INFORMATION SHOWN:
====

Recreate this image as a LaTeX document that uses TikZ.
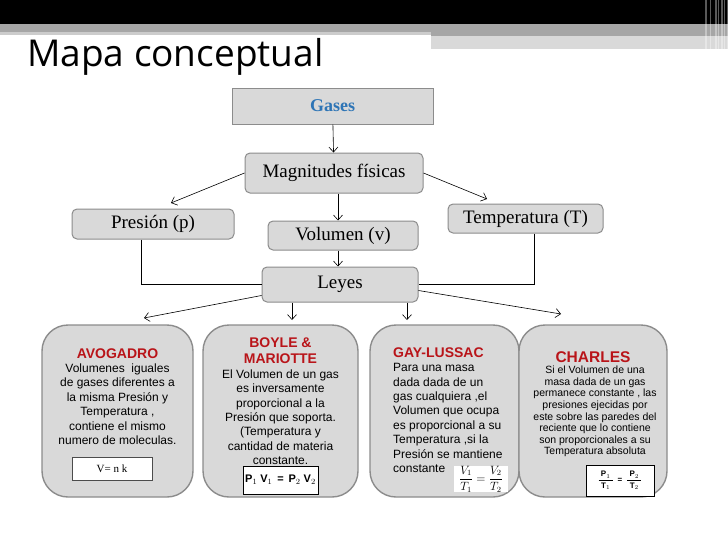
\documentclass[tikz,border=0pt]{standalone}
\usepackage{amsmath}
\usepackage{fontspec}
\setmainfont{Liberation Serif}
\setsansfont{Liberation Sans}
\newfontfamily\titlefont{Open Sans}
\usetikzlibrary{arrows.meta}
\definecolor{boxfill}{HTML}{D9D9D9}
\definecolor{boxline}{HTML}{8C8C8C}
\definecolor{leyred}{RGB}{185,20,25}
\definecolor{gasblue}{HTML}{2E75B6}

\begin{document}
\begin{tikzpicture}[x=1pt, y=-1pt, every node/.style={inner sep=0pt}]
  \tikzstyle{concept}=[draw=boxline, fill=boxfill, line width=1pt, rounded corners=5pt, font=\fontsize{19}{22}\selectfont]
  \tikzstyle{law}=[draw=boxline, fill=boxfill, line width=1.4pt, rounded corners=26pt, minimum height=172pt]
  \tikzstyle{lawtitle}=[text=leyred, font=\sffamily\bfseries\fontsize{14}{16}\selectfont, align=center]
  \tikzstyle{lawtext}=[font=\sffamily\fontsize{12}{14.4}\selectfont, align=center, anchor=north]
  \tikzstyle{formula}=[draw, fill=white, line width=0.6pt]
  \tikzstyle{arr}=[-{Straight Barb[length=5pt,width=9pt]}, line width=0.6pt]
  \tikzstyle{link}=[line width=0.8pt]

  \useasboundingbox (0,0) rectangle (728,546);
  % header band
  \fill[black] (0,0) rectangle (728,24);
  \fill[black!35] (0,24) rectangle (728,32);
  \fill[black!20] (0,32) rectangle (431,35);
  \fill[black!35] (431,24) rectangle (728,36);
  \fill[black!15] (431,36) rectangle (728,49);
  \foreach \x/\w in {705/1.5, 710/1, 715/2, 718/1, 721/1.5, 724/1, 727/1}
    \fill[white, opacity=0.35] (\x,0) rectangle ++(\w,50);
  \node[anchor=base west, font=\titlefont\fontsize{37}{40}\selectfont] (title) at (27,66) {Mapa conceptual};

  % upper concepts
  \node[concept, sharp corners, minimum width=201pt, minimum height=36pt, text=gasblue, font=\bfseries\fontsize{18}{20}\selectfont] (gases) at (332.5,106) {Gases};
  \node[concept, minimum width=178pt, minimum height=40pt] (magn) at (334,173) {Magnitudes físicas};
  \node[concept, minimum width=162pt, minimum height=30pt] (pres) at (153,224) {Presión (p)};
  \node[concept, minimum width=150pt, minimum height=29pt] (vol) at (343,235.5) {Volumen (v)};
  \node[concept, minimum width=155pt, minimum height=29pt] (temp) at (525.5,218.5) {Temperatura (T)};
  \node[concept, minimum width=156pt, minimum height=35pt] (leyes) at (340,284.5) {Leyes};

  % laws
  \node[law, minimum width=151pt] (avog) at (117.5,411) {};
  \node[law, minimum width=155pt] (boyle) at (280.5,411) {};
  \node[law, minimum width=149pt] (gay) at (444.5,411) {};
  \node[law, minimum width=148pt] (charles) at (593,411) {};

  \node[lawtitle] (avogT) at (117.5,354) {AVOGADRO};
  \node[lawtext] (avogB) at (117.5,363.5) {Volumenes\ \ iguales\\de gases diferentes a\\la misma Presión y\\Temperatura ,\\contiene el mismo\\numero de moleculas.};
  \node[formula, draw=black!70, minimum width=80pt, minimum height=23pt, font=\fontsize{11}{12}\selectfont] (avogF) at (112,468.5) {V= n k};

  \node[lawtitle, anchor=north] (boyleT) at (280.5,338) {BOYLE \&\\MARIOTTE};
  \node[lawtext] (boyleB) at (280.5,369.3) {El Volumen de un gas\\es inversamente\\proporcional a la\\Presión que soporta.\\(Temperatura y\\cantidad de materia\\constante.};
  \node[formula, minimum width=75pt, minimum height=28pt, font=\sffamily\bfseries\fontsize{11}{12}\selectfont] (boyleF) at (280.5,480) {P$_1$ V$_1$ \,=\, P$_2$ V$_2$};

  \node[lawtitle, anchor=west] (gayT) at (393,353) {GAY-LUSSAC};
  \node[lawtext, align=left, anchor=north west] (gayB) at (393,363.3) {Para una masa\\dada dada de un\\gas cualquiera ,el\\Volumen que ocupa\\es proporcional a su\\Temperatura ,si la\\Presión se mantiene\\constante};
  \node[fill=white, minimum width=54pt, minimum height=24pt, font=\fontsize{11.5}{13}\selectfont] (gayF) at (481,479) {$\dfrac{V_1}{T_1}=\dfrac{V_2}{T_2}$};

  \node[lawtitle, font=\sffamily\bfseries\fontsize{15.5}{17}\selectfont] (charlesT) at (593,357) {CHARLES};
  \node[lawtext, font=\sffamily\fontsize{10.5}{11.6}\selectfont] (charlesB) at (595,365.8) {Si el Volumen de una\\masa dada de un gas\\permanece constante , las\\presiones ejecidas por\\este sobre las paredes del\\reciente que lo contiene\\son proporcionales a su\\Temperatura absoluta};
  \node[formula, minimum width=68pt, minimum height=31pt, font=\sffamily\bfseries\fontsize{8}{9}\selectfont] (charlesF) at (620,480.5) {$\dfrac{\;\textbf{P}_1\;}{\textbf{T}_1}\ \,\textbf{=}\ \,\dfrac{\;\textbf{P}_2\;}{\textbf{T}_2}$};

  % arrow ends
  \coordinate (tipP) at (171,203);
  \coordinate (tipT) at (487,199);
  \coordinate (tipA) at (144,318);
  \coordinate (tipB) at (292,320);
  \coordinate (tipG) at (407,320);
  \coordinate (tipC) at (561,314);

  % connectors
  \draw[arr] (gases) -- (magn);
  \draw[arr] (magn.west) -- (tipP);
  \draw[arr] (magn.east) -- (tipT);
  \draw[arr] ([xshift=4pt]magn.south) -- ([xshift=4pt]magn.south |- vol.north);
  \draw[arr] ([xshift=-5pt]vol.south) -- ([xshift=-5pt]vol.south |- leyes.north);
  \draw[link] ([xshift=-12pt]pres.south) |- (leyes.west);
  \draw[link] ([xshift=8.5pt]temp.south) |- (leyes.east);
  \draw[arr] ([yshift=7pt]leyes.south west) -- (tipA);
  \draw[arr] (tipB |- leyes.south) -- (tipB);
  \draw[arr] (tipG |- leyes.south) -- (tipG);
  \draw[arr] ([yshift=12pt]leyes.south east) -- (tipC);
\end{tikzpicture}
\end{document}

====

REQUIRED TASK: Give an exact reproduction of every line, leaving out any picture.

SOLUTION:
Recreate this image as a LaTeX document that uses TikZ.
\documentclass[tikz,border=0pt]{standalone}
\usepackage{amsmath}
\usepackage{fontspec}
\setmainfont{Liberation Serif}
\setsansfont{Liberation Sans}
\newfontfamily\titlefont{Open Sans}
\usetikzlibrary{arrows.meta}
\definecolor{boxfill}{HTML}{D9D9D9}
\definecolor{boxline}{HTML}{8C8C8C}
\definecolor{leyred}{RGB}{185,20,25}
\definecolor{gasblue}{HTML}{2E75B6}

\begin{document}
\begin{tikzpicture}[x=1pt, y=-1pt, every node/.style={inner sep=0pt}]
  \tikzstyle{concept}=[draw=boxline, fill=boxfill, line width=1pt, rounded corners=5pt, font=\fontsize{19}{22}\selectfont]
  \tikzstyle{law}=[draw=boxline, fill=boxfill, line width=1.4pt, rounded corners=26pt, minimum height=172pt]
  \tikzstyle{lawtitle}=[text=leyred, font=\sffamily\bfseries\fontsize{14}{16}\selectfont, align=center]
  \tikzstyle{lawtext}=[font=\sffamily\fontsize{12}{14.4}\selectfont, align=center, anchor=north]
  \tikzstyle{formula}=[draw, fill=white, line width=0.6pt]
  \tikzstyle{arr}=[-{Straight Barb[length=5pt,width=9pt]}, line width=0.6pt]
  \tikzstyle{link}=[line width=0.8pt]

  \useasboundingbox (0,0) rectangle (728,546);
  % header band
  \fill[black] (0,0) rectangle (728,24);
  \fill[black!35] (0,24) rectangle (728,32);
  \fill[black!20] (0,32) rectangle (431,35);
  \fill[black!35] (431,24) rectangle (728,36);
  \fill[black!15] (431,36) rectangle (728,49);
  \foreach \x/\w in {705/1.5, 710/1, 715/2, 718/1, 721/1.5, 724/1, 727/1}
    \fill[white, opacity=0.35] (\x,0) rectangle ++(\w,50);
  \node[anchor=base west, font=\titlefont\fontsize{37}{40}\selectfont] (title) at (27,66) {Mapa conceptual};

  % upper concepts
  \node[concept, sharp corners, minimum width=201pt, minimum height=36pt, text=gasblue, font=\bfseries\fontsize{18}{20}\selectfont] (gases) at (332.5,106) {Gases};
  \node[concept, minimum width=178pt, minimum height=40pt] (magn) at (334,173) {Magnitudes físicas};
  \node[concept, minimum width=162pt, minimum height=30pt] (pres) at (153,224) {Presión (p)};
  \node[concept, minimum width=150pt, minimum height=29pt] (vol) at (343,235.5) {Volumen (v)};
  \node[concept, minimum width=155pt, minimum height=29pt] (temp) at (525.5,218.5) {Temperatura (T)};
  \node[concept, minimum width=156pt, minimum height=35pt] (leyes) at (340,284.5) {Leyes};

  % laws
  \node[law, minimum width=151pt] (avog) at (117.5,411) {};
  \node[law, minimum width=155pt] (boyle) at (280.5,411) {};
  \node[law, minimum width=149pt] (gay) at (444.5,411) {};
  \node[law, minimum width=148pt] (charles) at (593,411) {};

  \node[lawtitle] (avogT) at (117.5,354) {AVOGADRO};
  \node[lawtext] (avogB) at (117.5,363.5) {Volumenes\ \ iguales\\de gases diferentes a\\la misma Presión y\\Temperatura ,\\contiene el mismo\\numero de moleculas.};
  \node[formula, draw=black!70, minimum width=80pt, minimum height=23pt, font=\fontsize{11}{12}\selectfont] (avogF) at (112,468.5) {V= n k};

  \node[lawtitle, anchor=north] (boyleT) at (280.5,338) {BOYLE \&\\MARIOTTE};
  \node[lawtext] (boyleB) at (280.5,369.3) {El Volumen de un gas\\es inversamente\\proporcional a la\\Presión que soporta.\\(Temperatura y\\cantidad de materia\\constante.};
  \node[formula, minimum width=75pt, minimum height=28pt, font=\sffamily\bfseries\fontsize{11}{12}\selectfont] (boyleF) at (280.5,480) {P$_1$ V$_1$ \,=\, P$_2$ V$_2$};

  \node[lawtitle, anchor=west] (gayT) at (393,353) {GAY-LUSSAC};
  \node[lawtext, align=left, anchor=north west] (gayB) at (393,363.3) {Para una masa\\dada dada de un\\gas cualquiera ,el\\Volumen que ocupa\\es proporcional a su\\Temperatura ,si la\\Presión se mantiene\\constante};
  \node[fill=white, minimum width=54pt, minimum height=24pt, font=\fontsize{11.5}{13}\selectfont] (gayF) at (481,479) {$\dfrac{V_1}{T_1}=\dfrac{V_2}{T_2}$};

  \node[lawtitle, font=\sffamily\bfseries\fontsize{15.5}{17}\selectfont] (charlesT) at (593,357) {CHARLES};
  \node[lawtext, font=\sffamily\fontsize{10.5}{11.6}\selectfont] (charlesB) at (595,365.8) {Si el Volumen de una\\masa dada de un gas\\permanece constante , las\\presiones ejecidas por\\este sobre las paredes del\\reciente que lo contiene\\son proporcionales a su\\Temperatura absoluta};
  \node[formula, minimum width=68pt, minimum height=31pt, font=\sffamily\bfseries\fontsize{8}{9}\selectfont] (charlesF) at (620,480.5) {$\dfrac{\;\textbf{P}_1\;}{\textbf{T}_1}\ \,\textbf{=}\ \,\dfrac{\;\textbf{P}_2\;}{\textbf{T}_2}$};

  % arrow ends
  \coordinate (tipP) at (171,203);
  \coordinate (tipT) at (487,199);
  \coordinate (tipA) at (144,318);
  \coordinate (tipB) at (292,320);
  \coordinate (tipG) at (407,320);
  \coordinate (tipC) at (561,314);

  % connectors
  \draw[arr] (gases) -- (magn);
  \draw[arr] (magn.west) -- (tipP);
  \draw[arr] (magn.east) -- (tipT);
  \draw[arr] ([xshift=4pt]magn.south) -- ([xshift=4pt]magn.south |- vol.north);
  \draw[arr] ([xshift=-5pt]vol.south) -- ([xshift=-5pt]vol.south |- leyes.north);
  \draw[link] ([xshift=-12pt]pres.south) |- (leyes.west);
  \draw[link] ([xshift=8.5pt]temp.south) |- (leyes.east);
  \draw[arr] ([yshift=7pt]leyes.south west) -- (tipA);
  \draw[arr] (tipB |- leyes.south) -- (tipB);
  \draw[arr] (tipG |- leyes.south) -- (tipG);
  \draw[arr] ([yshift=12pt]leyes.south east) -- (tipC);
\end{tikzpicture}
\end{document}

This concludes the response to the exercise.